# New to this



## jennifer38 (Oct 21, 2011)

I have been married for 19 years and we have had problems right from the get go constant up and downs. I believe marriage is supposed to be forever i like being married but this has been horrible at times. He has been verbally and occasionally physically abusive. I don't have any family and we have two teenage daughters and one 7 year old daughter. I have friends but of course it isnt the same. I am having a hard time with coming to terms with the financial end of things as well. He makes the majority of the money and I dont want the kids to suffer. I havent felt the same way about him in a few years last time he threw a can of paint across our living room floor. The other day he had another physical incident he has major anger problems (people outside the family dont no about). I asked him to leave after the last physical incident (he is out of house). We have tried counseling. He is going to counseling currently.


----------



## chattycathy (Aug 19, 2011)

Is he in an anger management group? That sounds like a critical aspect of what he needs to do on his part.


----------



## jennifer38 (Oct 21, 2011)

I don't know if there is an anger management group in our area(small town). His counselor is having him read book about anger for dumbies. The book seems helpful.


----------



## hesnothappy (Mar 5, 2011)

Be careful and protect yourself, and your heart and your finances at all times.

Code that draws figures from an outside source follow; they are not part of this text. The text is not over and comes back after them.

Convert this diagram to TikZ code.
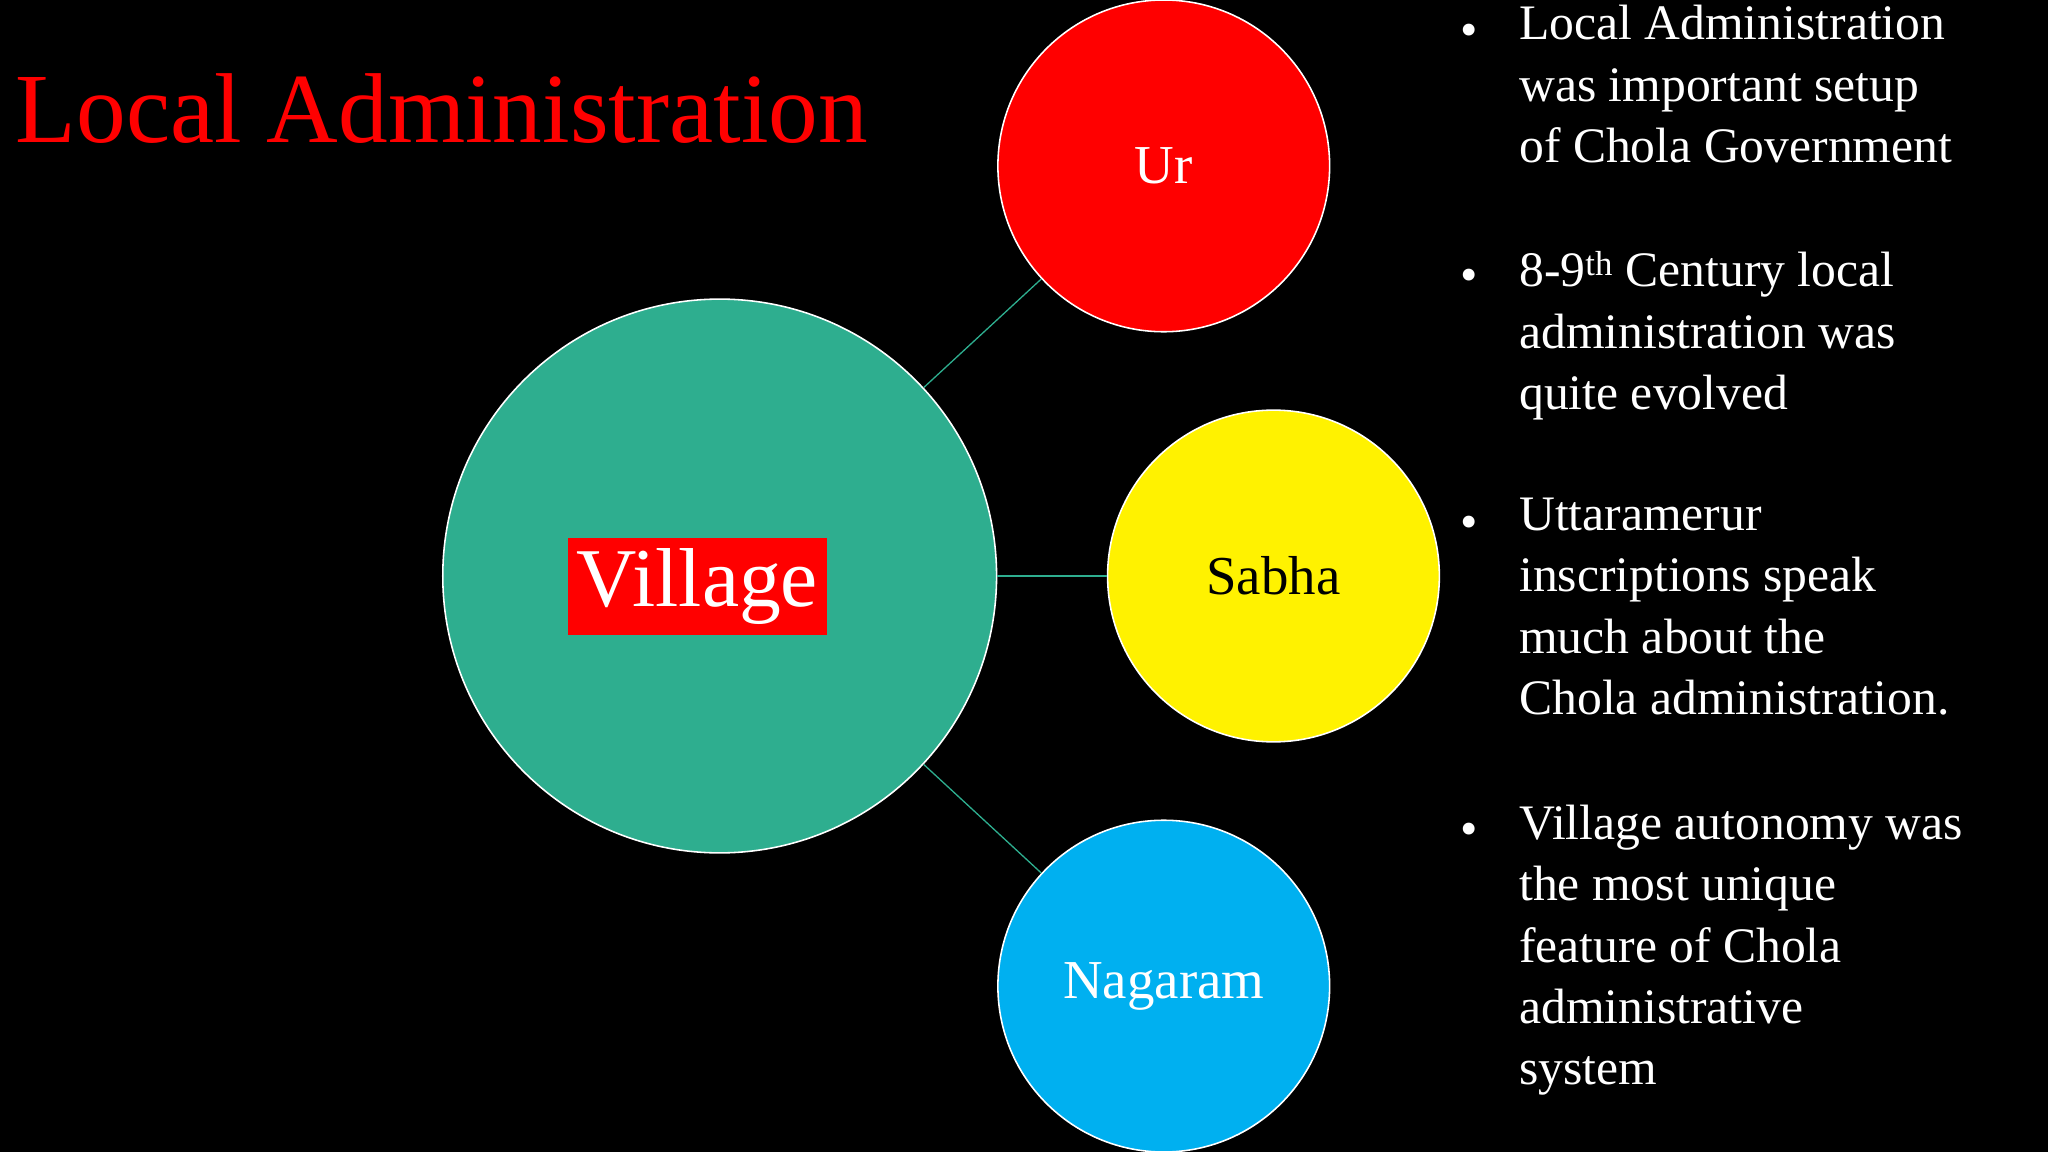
\documentclass[tikz,border=0pt]{standalone}
\usepackage{fontspec}
\setmainfont{Liberation Serif}
\begin{document}
\begin{tikzpicture}[x=1pt,y=-1pt,
  circ/.style={circle,draw=white,line width=1.2pt,inner sep=0pt},
  conn/.style={draw=green!50!teal,line width=1pt},
  btxt/.style={anchor=north west,align=left,inner sep=0pt,font=\fontsize{38}{47}\selectfont,text=white},
  bul/.style={anchor=center,inner sep=0pt,font=\fontsize{38}{47}\selectfont,text=white}]
\fill[black] (0,0) rectangle (1568,882);
\useasboundingbox (0,0) rectangle (1568,882);
\node[anchor=west,text=red,font=\fontsize{76}{80}\selectfont,inner sep=0pt] (title) at (12,83) {Local Administration};
\node[circ,fill=teal!60!green!80!black,minimum size=424pt,fill={rgb,255:red,46;green,174;blue,143}] (v) at (551,441) {};
\node[fill=red,text=white,inner sep=0pt,minimum width=198pt,minimum height=74pt,font=\fontsize{64}{70}\selectfont] (vl) at (534,449) {Village};
\node[circ,fill=red,minimum size=254pt,text=white,font=\fontsize{42}{48}\selectfont] (ur) at (891,127) {Ur};
\node[circ,fill=yellow,minimum size=254pt,text=black,font=\fontsize{42}{48}\selectfont] (sa) at (975,441) {Sabha};
\node[circ,fill={rgb,255:red,0;green,176;blue,240},minimum size=254pt,text=white,font=\fontsize{42}{48}\selectfont] (na) at (891,755) {Nagaram};
\draw[conn,draw={rgb,255:red,46;green,174;blue,143}] (v) -- (ur);
\draw[conn,draw={rgb,255:red,46;green,174;blue,143}] (v) -- (sa);
\draw[conn,draw={rgb,255:red,46;green,174;blue,143}] (v) -- (na);
\node[bul] (b1) at (1125,27) {•};
\node[btxt] (t1) at (1163,4) {Local Administration\\was important setup\\of Chola Government};
\node[bul] (b2) at (1125,215) {•};
\node[btxt] (t2) at (1163,192) {8-9\textsuperscript{th} Century local\\administration was\\quite evolved};
\node[bul] (b3) at (1125,404) {•};
\node[btxt] (t3) at (1163,381) {Uttaramerur\\inscriptions speak\\much about the\\Chola administration.};
\node[bul] (b4) at (1125,639) {•};
\node[btxt] (t4) at (1163,616) {Village autonomy was\\the most unique\\feature of Chola\\administrative\\system};
\end{tikzpicture}
\end{document}
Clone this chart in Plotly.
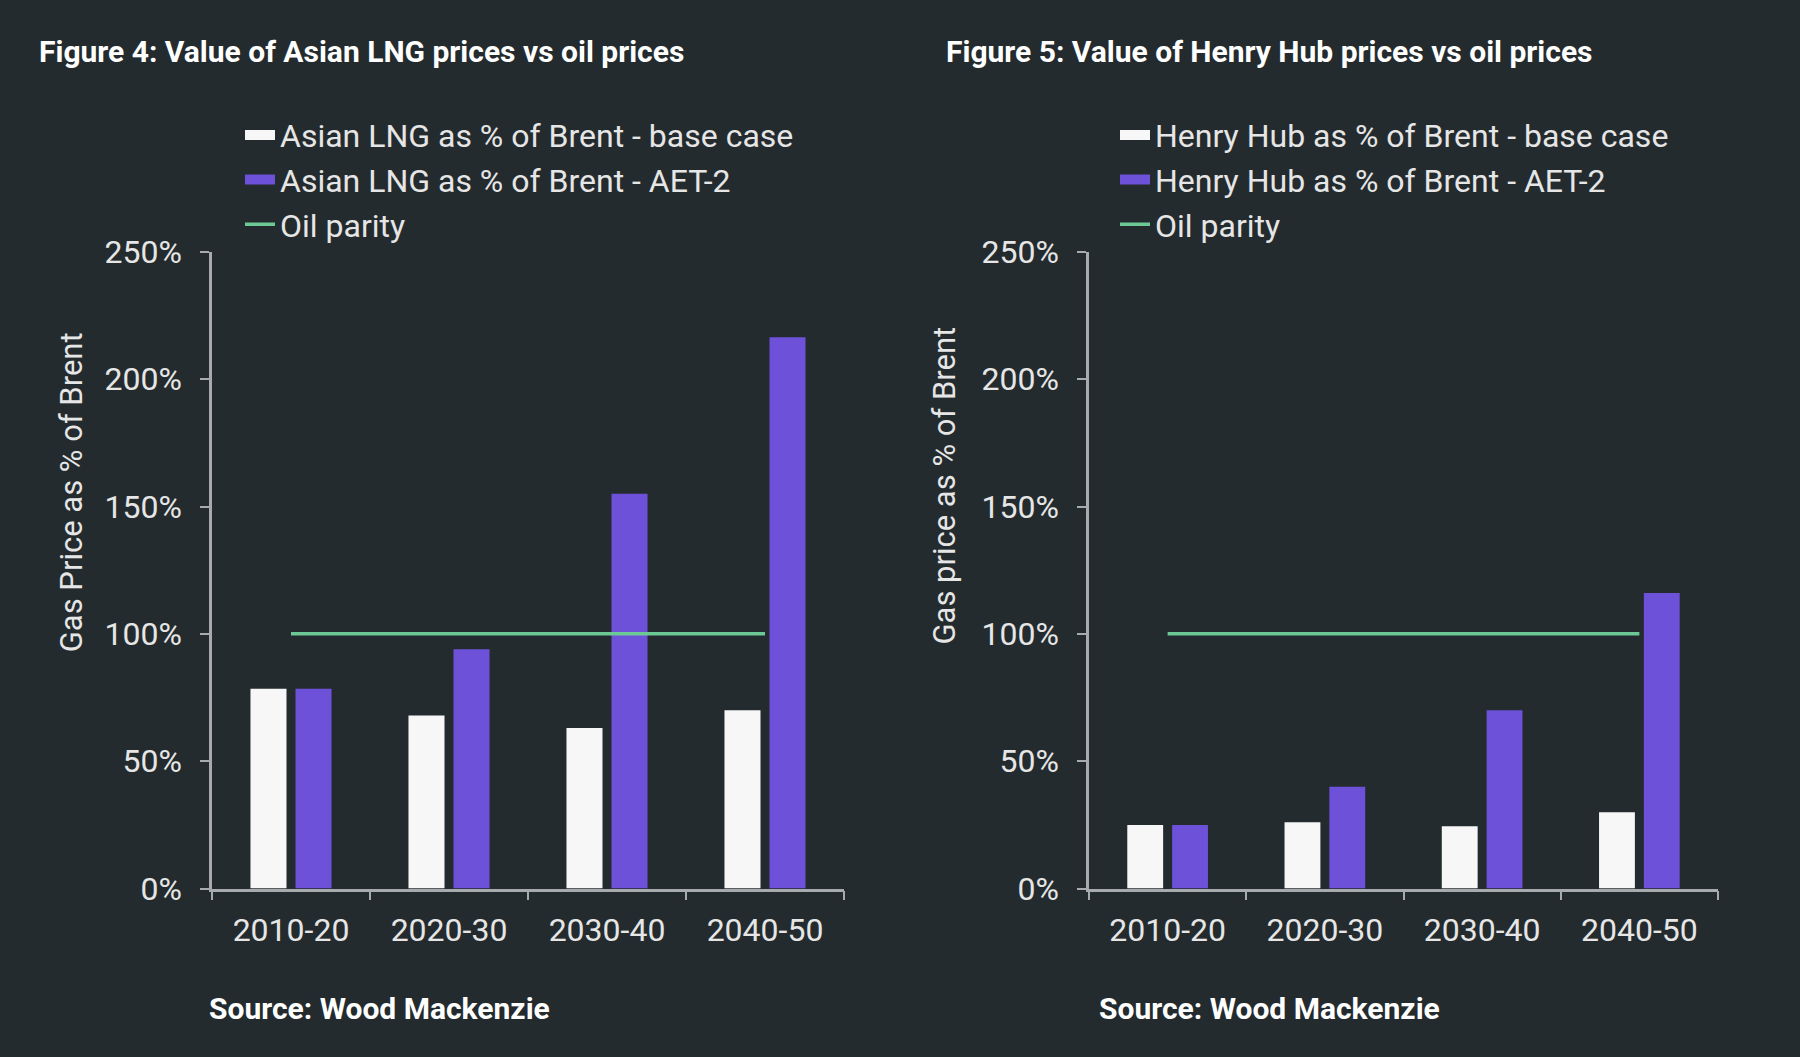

Something we all have in common.


----------



## philomom (Oct 25, 2011)

i am also new to this , seperated 1 month ago yesterday after 25 yrs of marriage , he too was verbally and physically abusive and I stayed hoping aganst hope for a change . I seem to walk about in a daze now - almost zombie like and still wonder why he doesnt seem to be hurting over this and has moved on - I on the other hand had to move 4 hrs away and stay with my sister in order to begin again . It is very difficult especially with the fact that this has devastated me - even with the abuse , just knowing he is fine with this and even seemingly happy makes me feel duped , even foolish that I invested so many years


----------



## Shooboomafoo (Mar 30, 2011)

Any form of physical abuse or threat is never okay.
Sure you may have lived with it and loved in spite of, but now that you are at this point, for the protection of yourself and your kids, get a restraining order in place.


----------